The focus and discipline of Chinese students was a big lesson for the Indian boys. “Theirs is a very school-centric life. School starts at 7.30am and continues till 6 in the evening. Every class is for 40 minutes with a 10-minute recess post each lecture. The lunch break is a long one from noon to 2.30pm. We are not used to such extended school hours. Attending lectures for 40 minutes, especially in Mandarin was a little tedious,” said Sourodeep with a laugh. One of the Xavier’s teachers also took a class there.

Archisman found the method of evaluating homework novel. “There’s no teacher to check the homework. A class monitor calls out the right answers and students check their papers themselves. Even during an exam, a teacher distributes question papers and leaves the room. The students are disciplined enough to take the test without help from their friends. They hardly make any noise when a class is on,” he said.

Efforts to conserve energy and the sense of discipline on roads also left the Calcuttans impressed. “As for the Chinese, they were curious about our democracy. They kept asking us about India and its laws,” Anish said. “They feel left out at times as they cannot access Facebook and other popular social networking sites,” added Akshay.

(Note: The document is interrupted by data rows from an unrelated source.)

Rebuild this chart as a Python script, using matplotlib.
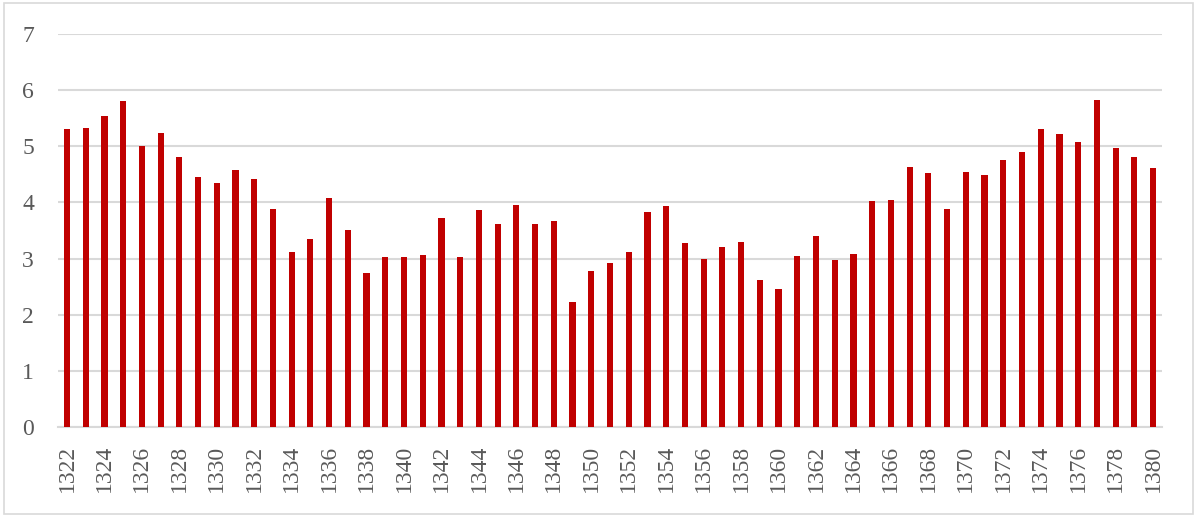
import matplotlib
matplotlib.use('Agg')
import matplotlib.pyplot as plt
from matplotlib.patches import Rectangle

# years on the x axis
years = list(range(1322, 1381))
# bar heights
values = [5.31, 5.33, 5.54, 5.80, 5.01, 5.23, 4.81, 4.45, 4.35, 4.57,
          4.42, 3.88, 3.12, 3.34, 4.08, 3.51, 2.74, 3.02, 3.03, 3.06,
          3.72, 3.03, 3.87, 3.62, 3.95, 3.62, 3.67, 2.22, 2.77, 2.92,
          3.12, 3.83, 3.94, 3.27, 3.00, 3.20, 3.29, 2.62, 2.46, 3.04,
          3.41, 2.98, 3.09, 4.02, 4.04, 4.63, 4.52, 3.89, 4.54, 4.49,
          4.76, 4.90, 5.31, 5.21, 5.07, 5.83, 4.97, 4.81, 4.61]
y_ticks = [0, 1, 2, 3, 4, 5, 6, 7]

plt.rcParams['font.family'] = ['Liberation Serif', 'DejaVu Serif']
fontsize = 17
text_col = '#595959'
grid_col = '#D9D9D9'

fig = plt.figure(figsize=(12, 5.18), dpi=100)
ax = fig.add_axes([0.048, 0.1757, 0.9207, 0.7587])

x = list(range(len(years)))
ax.bar(x, values, width=0.33, color='#C00000', zorder=3)

ax.set_xlim(-0.5, len(years) - 0.5)
ax.set_ylim(0, 7)
ax.set_yticks(y_ticks)
ax.set_yticklabels([str(t) for t in y_ticks])
ax.set_xticks(x[::2])
ax.set_xticklabels([str(y) for y in years[::2]], rotation=90)

ax.yaxis.grid(True, color=grid_col, linewidth=1.5, zorder=0)
ax.tick_params(axis='both', length=0, labelsize=fontsize, labelcolor=text_col)
ax.tick_params(axis='y', pad=17)
ax.tick_params(axis='x', pad=13)
for side in ['top', 'right', 'left']:
    ax.spines[side].set_visible(False)
ax.spines['bottom'].set_color(grid_col)
ax.spines['bottom'].set_linewidth(1.5)

# light border round the whole chart
fig.patches.append(Rectangle((0.003, 0.008), 0.991, 0.986, transform=fig.transFigure,
                             fill=False, edgecolor=grid_col, linewidth=1.2))

fig.savefig('out.png', dpi=100)
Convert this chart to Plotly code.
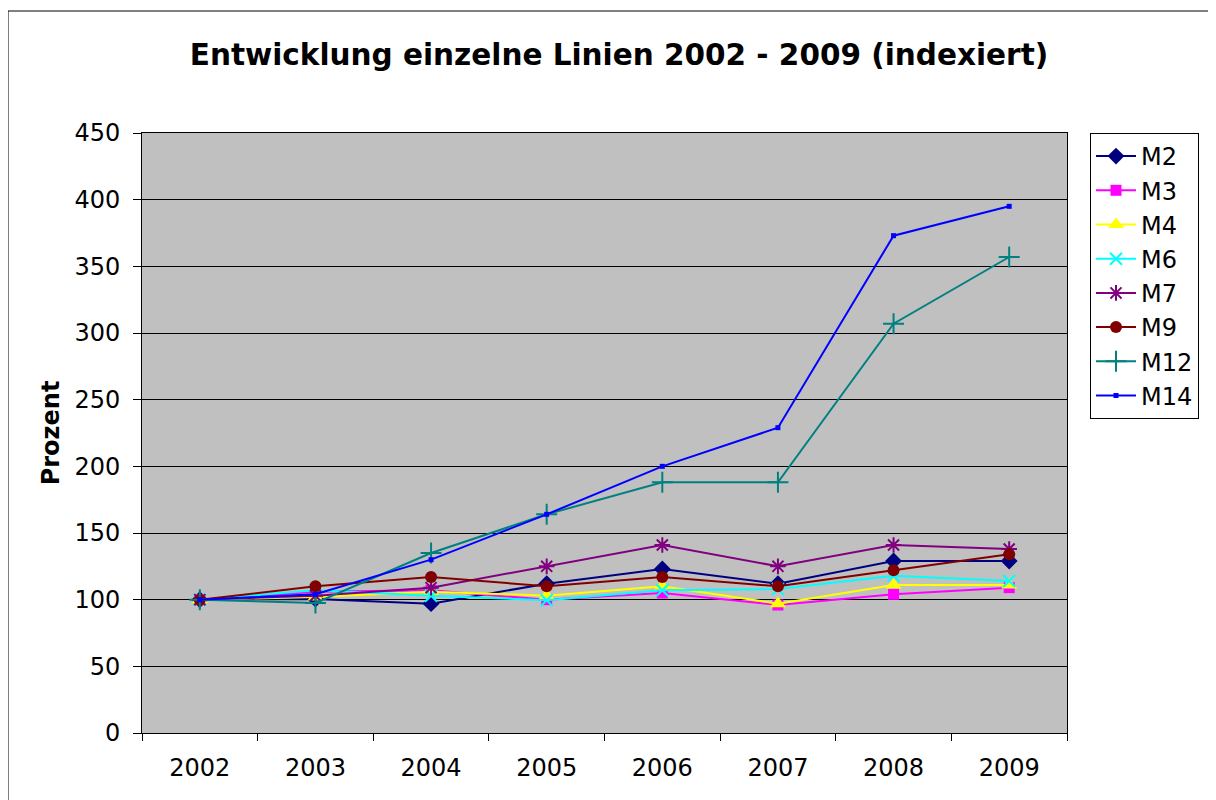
import plotly.graph_objects as go

years = ["2002", "2003", "2004", "2005", "2006", "2007", "2008", "2009"]
M2 = [100, 100.5, 97, 112, 123, 112, 129, 129]
M3 = [100, 106, 107, 100, 105, 96, 104, 109]
M4 = [100, 102, 106, 103, 110, 97, 111, 111]
M6 = [100, 107, 103, 99.5, 107, 108, 118, 114]
M7 = [100, 103, 109, 125, 141, 125, 141, 138]
M9 = [100, 110, 117, 110, 117, 110, 122, 134]
M12 = [100, 97.5, 135, 164, 188, 188, 307, 357]
M14 = [100, 104, 130, 164, 200, 229, 373, 395]

series = [
    ("M2", M2, "#000080", "diamond", 13, 0),
    ("M3", M3, "#FF00FF", "square", 11, 0),
    ("M4", M4, "#FFFF00", "triangle-up", 14, 0),
    ("M6", M6, "#00FFFF", "x-thin-open", 12, 2),
    ("M7", M7, "#800080", "asterisk-open", 13, 2),
    ("M9", M9, "#800000", "circle", 12, 0),
    ("M12", M12, "#008080", "cross-thin-open", 15, 2),
    ("M14", M14, "#0000FF", "square", 5, 0),
]

fig = go.Figure()
for name, vals, col, sym, size, lw in series:
    marker = dict(symbol=sym, size=size, color=col)
    if lw:
        marker["line"] = dict(color=col, width=lw)
    else:
        marker["line"] = dict(width=0)
    fig.add_trace(go.Scatter(x=years, y=vals, name=name, mode="lines+markers",
                             line=dict(color=col, width=2), marker=marker))

# page body has an 8px margin; compensate
OFF = 8
L, T = 142 - OFF, 133 - OFF
W, H = 925, 600
FW, FH = 1216 - OFF, 800 - OFF
fig.update_layout(
    width=FW, height=FH,
    margin=dict(l=L, r=FW - L - W, t=T, b=FH - T - H),
    paper_bgcolor="white", plot_bgcolor="#C0C0C0",
    font=dict(family="DejaVu Sans", size=24, color="black"),
    title=dict(text="<b>Entwicklung einzelne Linien 2002 - 2009 (indexiert)</b>",
               x=(619 - OFF) / FW, xanchor="center", y=1 - (55 - OFF) / FH, yanchor="middle",
               font=dict(size=29.5, family="DejaVu Sans")),
    showlegend=True,
    legend=dict(x=(1090 - 142) / W, y=1.0, xanchor="left", yanchor="top",
                bgcolor="white", bordercolor="black", borderwidth=1,
                font=dict(size=24), tracegroupgap=0, itemwidth=40),
    xaxis=dict(type="category", tickson="boundaries", ticks="outside", ticklen=7,
               tickcolor="black", showgrid=False, showline=True, linecolor="black",
               linewidth=1, mirror=True, range=[-0.5, 7.5], tickfont=dict(size=24),
               ticklabelstandoff=13),
    yaxis=dict(range=[0, 450], dtick=50, ticks="outside", ticklen=8, tickcolor="black",
               showgrid=True, gridcolor="black", gridwidth=1, showline=True,
               linecolor="black", linewidth=1, mirror=True, zeroline=False,
               tickfont=dict(size=24), ticklabelstandoff=8,
               title=dict(text="<b>Prozent</b>", font=dict(size=24), standoff=7)),
)

fig.add_shape(type="rect", xref="paper", yref="paper",
              x0=(8 - 142) / W, x1=(1230 - 142) / W, y0=-0.3, y1=(733 - 11) / H,
              line=dict(color="black", width=1), fillcolor="rgba(0,0,0,0)", layer="below")

fig.write_html("out.html")
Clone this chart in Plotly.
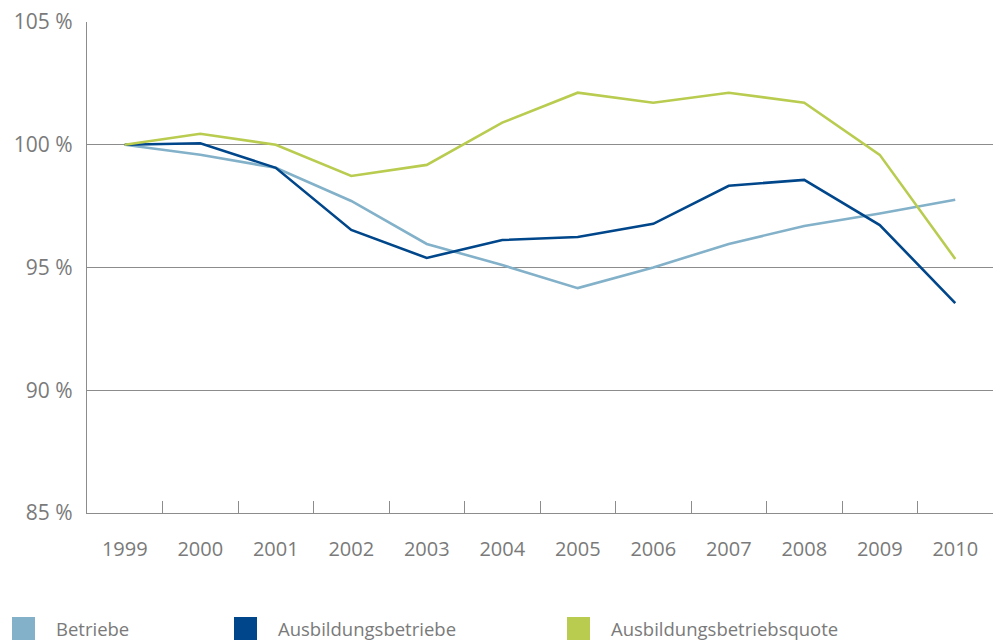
import plotly.graph_objects as go

years = ["1999", "2000", "2001", "2002", "2003", "2004", "2005", "2006", "2007", "2008", "2009", "2010"]
betriebe = [100.0, 99.59, 99.06, 97.71, 95.96, 95.10, 94.16, 95.00, 95.96, 96.69, 97.20, 97.76]
ausbildungsbetriebe = [100.0, 100.06, 99.06, 96.53, 95.39, 96.12, 96.24, 96.78, 98.33, 98.57, 96.73, 93.55]
quote = [100.0, 100.45, 100.0, 98.73, 99.18, 100.90, 102.12, 101.71, 102.12, 101.71, 99.59, 95.35]

series_names = ["Betriebe", "Ausbildungsbetriebe", "Ausbildungsbetriebsquote"]
colors = ["#82b1c9", "#00468a", "#b9cc50"]
y_ticks = [85, 90, 95, 100, 105]
y_ticktext = ["85 %", "90 %", "95 %", "100 %", "105 %"]

font_family = "Open Sans, Noto Sans, sans-serif"
gray_text = "#7a7a7a"
axis_gray = "#8c8c8c"

fig = go.Figure()
for name, vals, col in zip(series_names, [betriebe, ausbildungsbetriebe, quote], colors):
    fig.add_trace(go.Scatter(x=years, y=vals, mode="lines", name=name,
                             line=dict(color=col, width=2.6), showlegend=False))

# manual legend (large squares + text)
leg_x = [12, 234, 567]
for name, col, x0 in zip(series_names, colors, leg_x):
    fig.add_shape(type="rect", xref="paper", yref="paper",
                  x0=(x0 - 87) / 906, x1=(x0 + 23 - 87) / 906,
                  y0=-(617 - 513) / 491 - 23 / 491, y1=-(617 - 513) / 491,
                  line=dict(width=0), fillcolor=col)
    fig.add_annotation(xref="paper", yref="paper", x=(x0 + 42 - 87) / 906,
                       y=-(628 - 513) / 491, text=name, showarrow=False,
                       xanchor="left", yanchor="middle",
                       font=dict(family=font_family, size=18.5, color=gray_text))

fig.update_layout(
    width=995, height=641,
    margin=dict(l=87, r=2, t=22, b=128),
    paper_bgcolor="white", plot_bgcolor="white",
    font=dict(family=font_family, size=20, color=gray_text),
    xaxis=dict(type="category", range=[-0.5, 11.5], tickson="boundaries",
               ticks="inside", ticklen=12, tickcolor=axis_gray, tickwidth=1.3,
               showline=True, linecolor=axis_gray, linewidth=1.3,
               showgrid=False, ticklabelstandoff=18, automargin=False,
               tickfont=dict(family=font_family, size=20, color=gray_text)),
    yaxis=dict(range=[85, 105], tickvals=y_ticks, ticktext=y_ticktext,
               showline=True, linecolor=axis_gray, linewidth=1.3,
               showgrid=True, gridcolor=axis_gray, gridwidth=1.3,
               zeroline=False, ticks="", ticklabelstandoff=9, automargin=False,
               tickfont=dict(family=font_family, size=21, color=gray_text)),
)

fig.write_html("out.html", config={"displayModeBar": False},
               post_script="document.body.style.margin='0';document.body.style.overflow='hidden';")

Being vegetarians, Anish and Vedant had gone armed with pickles, thepla and khakhra. “My host family ended up enjoying them as much,” smiled Vedant. Anish’s hosts even learnt how to cook Indian curries to give him a taste of home.

Having treated their Chinese guests to chicken curry and palak paneer, most of the boys were eager to try out the cuisine there and they loved the tofu, rice noodles and dumplings. “The food was very different from our Indian Chinese. My family made sweet dumplings for breakfast when they learnt about the Bengali sweet tooth,” Debajyoti said.